New Hampshire home for ‘Cyber Kill Chain’ centre

United Kingdom

Howarth opens new intelligence centre in Farnborough, England. Image: stumayhew

“Minister For War” opens Lockheed Martin’s new cybersecurity intelligence centre in Hampshire

By ECM Plus staff

ECM Plus +++ Lockheed Martin has just opened its first Security Intelligence Centre in Farnborough, England, which the company said would extend its ‘global reach’ and would be ‘augmenting facilities in the United States’.

The new Farnborough centre was opened in the presence of Conservative Party Member of Parliament The Right Honourable Gerald Howarth representing the constituency of Aldershot, also in Hampshire, England.

The company said that their new £2.5 million investment in the British facilities will strengthen its intelligence driven computer network defence and ‘ability to stay ahead of the rapidly evolving and persistent threats in cyber space’.

According to Lockheed Martin, the role of their Security Intelligence Centre will be for the ‘detection, identification and response to information security incidents’. It added that ‘this is accomplished by bringing together three primary capabilities: pervasive sensors, data management and analyst collaboration.’

The corporation also said that it’s Farnborough-based site will be manned by a team of highly-skilled and trained cyber intelligence analysts ‘who hold UK passports’ the company asserted, adding that ‘they will integrate into Lockheed Martin’s global computer network defence, while developing their own intrinsic strengths, and contribute to an active global exchange in cyber capability and tradecraft.’

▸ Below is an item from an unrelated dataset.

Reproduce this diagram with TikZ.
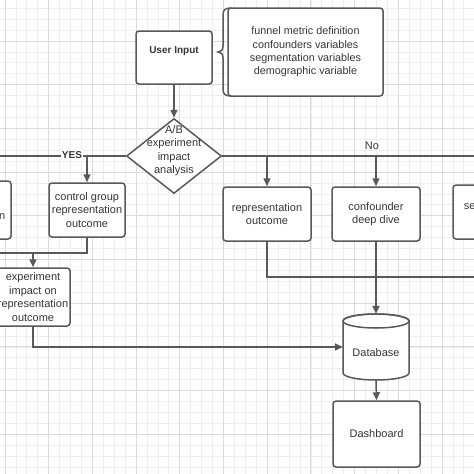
\documentclass[tikz,border=0pt]{standalone}
\usepackage{fontspec}
\setmainfont{Liberation Sans}
\usetikzlibrary{shapes.geometric,arrows.meta}
\definecolor{ln}{HTML}{595959}
\definecolor{tx}{HTML}{363636}
\definecolor{gmin}{HTML}{EEEEEE}
\definecolor{gmaj}{HTML}{DBDBDB}
\begin{document}
\begin{tikzpicture}[x=1pt,y=-1pt,
  box/.style={draw=ln, line width=1.5pt, rounded corners=3pt, fill=white, inner sep=0pt, text=tx, align=center, font=\fontsize{11}{13.5}\selectfont},
  txt/.style={text=tx, align=center, inner sep=0pt, font=\fontsize{11}{13.5}\selectfont},
  boldtxt/.style={text=tx, inner sep=0pt, font=\fontsize{10}{12}\selectfont\bfseries},
  conn/.style={draw=ln, line width=1.5pt},
  arr/.style={conn, -{Triangle[length=8pt,width=7pt]}},
  gminor/.style={draw=gmin, line width=0.8pt},
  gmajor/.style={draw=gmaj, line width=1pt}]
\useasboundingbox (0,0) rectangle (474,474);
\clip (0,0) rectangle (474,474);
\fill[white] (0,0) rectangle (474,474);
% grid
\foreach \i in {0,...,44} {
  \pgfmathsetmacro\gx{5+10.925*\i}
  \pgfmathsetmacro\gy{-2.7+10.925*\i}
  \draw[gminor] (\gx,0) -- (\gx,474);
  \draw[gminor] (0,\gy) -- (474,\gy);
}
\foreach \i in {0,...,11} {
  \pgfmathsetmacro\gx{5+43.7*\i}
  \pgfmathsetmacro\gy{-2.7+43.7*\i}
  \draw[gmajor] (\gx,0) -- (\gx,474);
  \draw[gmajor] (0,\gy) -- (474,\gy);
}
% nodes
\node[box, minimum width=76pt, minimum height=53pt] (ui) at (174,57.5) {};
\node[boldtxt] (uit) at (174,51) {User Input};
\node[box, minimum width=155pt, minimum height=88pt, font=\fontsize{10.8}{13.2}\selectfont] (note) at (305.5,52) {funnel metric definition\\confounders variables\\segmentation variables\\demographic variable};
\draw[conn] (231,8) .. controls (225,8) and (223,10) .. (223,15) -- (223,46) .. controls (223,50) and (221,52) .. (218,52) .. controls (221,52) and (223,54) .. (223,58) -- (223,89) .. controls (223,94) and (225,96) .. (231,96);
\node[diamond, draw=ln, line width=1.5pt, fill=white, minimum width=95pt, minimum height=75pt, inner sep=0pt] (ab) at (174,156) {};
\node[txt] (abt) at (174,150.5) {A/B\\experiment\\impact\\analysis};
\node[box, minimum width=82pt, minimum height=58pt] (lb) at (-30,210) {};
\node[txt] (lbt) at (-30,217) {representation};
\node[box, minimum width=76pt, minimum height=54pt] (cg) at (87,210) {control group\\representation\\outcome};
\node[box, minimum width=74pt, minimum height=58pt] (ei) at (33,297) {experiment\\impact on\\representation\\outcome};
\node[box, minimum width=88pt, minimum height=54pt] (ro) at (267,214) {representation\\outcome};
\node[box, minimum width=88pt, minimum height=54pt] (cd) at (376,214) {confounder\\deep dive};
\node[box, minimum width=88pt, minimum height=54pt] (sd) at (497,212) {segmentation\\\mbox{}};
% database
\node[minimum width=66pt, minimum height=66pt, inner sep=0pt] (db) at (376,347) {};
\filldraw[conn, fill=white] (343,321) -- (343,373) arc[start angle=180, end angle=0, x radius=33, y radius=7] -- (409,321) arc[start angle=0, end angle=-180, x radius=33, y radius=7] -- cycle;
\draw[conn] (376,321) ellipse[x radius=33, y radius=7];
\node[txt] (dbt) at (376,353) {Database};
\node[box, minimum width=87pt, minimum height=66pt] (dash) at (376.5,434) {Dashboard};
% connectors
\draw[arr] (ui.south) -- (ab.north);
\coordinate (yesend) at (0,156);
\coordinate (noend) at (474,156);
\draw[conn] (ab.west) -- (yesend);
\draw[arr] (ab.west) -| (cg.north);
\node[boldtxt, fill=white, inner sep=1pt] (yes) at (72,155) {YES};
\draw[conn] (ab.east) -- (noend);
\draw[arr] (ab.east) -| (ro.north);
\draw[arr] (ab.east) -| (cd.north);
\node[txt] (no) at (372,146) {No};
\coordinate (j1) at (33,253);
\draw[conn] (lb.south) |- (j1) -| (cg.south);
\draw[arr] (j1) -- (ei.north);
\draw[arr] (ei.south) |- (db.west);
\coordinate (j2) at (376,277);
\draw[conn] (ro.south) |- (j2);
\draw[conn] (sd.south) |- (j2);
\draw[conn] (cd.south) -- (j2);
\draw[arr] (j2) -- (db.north);
\draw[arr] (db.south) -- (dash.north);
\end{tikzpicture}
\end{document}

Lockheen Marton said that cyber attacks are becoming increasingly sophisticated and persistent. So far, Lockheed Martin is demonstrating success in countering this threat. Lockheed Martin cyber intelligence analysts examine attacks at a macro level – breaking attacks into phases called the Cyber Kill Chain,’ analysing this data to identify patterns of persistent campaigns spanning multiple attacks, and implementing new mitigations to keep ahead of the threats.

Giri Sivanesan, Lockheed Martin UK Head of Cyber, commented: “Cyber attacks are coming from a wide range of sources. There’s a growing realisation at Government level of the impact this growing threat could have on individuals, business and the national infrastructure. In the future we will be looking to support more customers in the public and private sector through advanced cyber defence solutions and training customer staff in the latest cyber tradecraft. Customers who have already reached a certain level of maturity in cyber defence will benefit the most from our advanced services.”

Gerald Howarth MP, who is also now Minister for International Security Strategy having been appointed by David Cameron after the General Election in May 2010, added: “The internet has transformed everyday life but with greater openness, interconnection and dependency comes greater vulnerability. As recognised in the Government’s Cyber Security Strategy, the threat to our national security from cyber attacks is real and growing and is a threat that we must face together across society.

He went on: “I welcome Lockheed Martin UK’s commitment to the cyber security effort. Today is further proof of the seriousness with which industry takes cyber security and is part of building a real and meaningful partnership with Government. We must ensure cyberspace remains open to innovation and make Britain one of most secure places in world to do business.”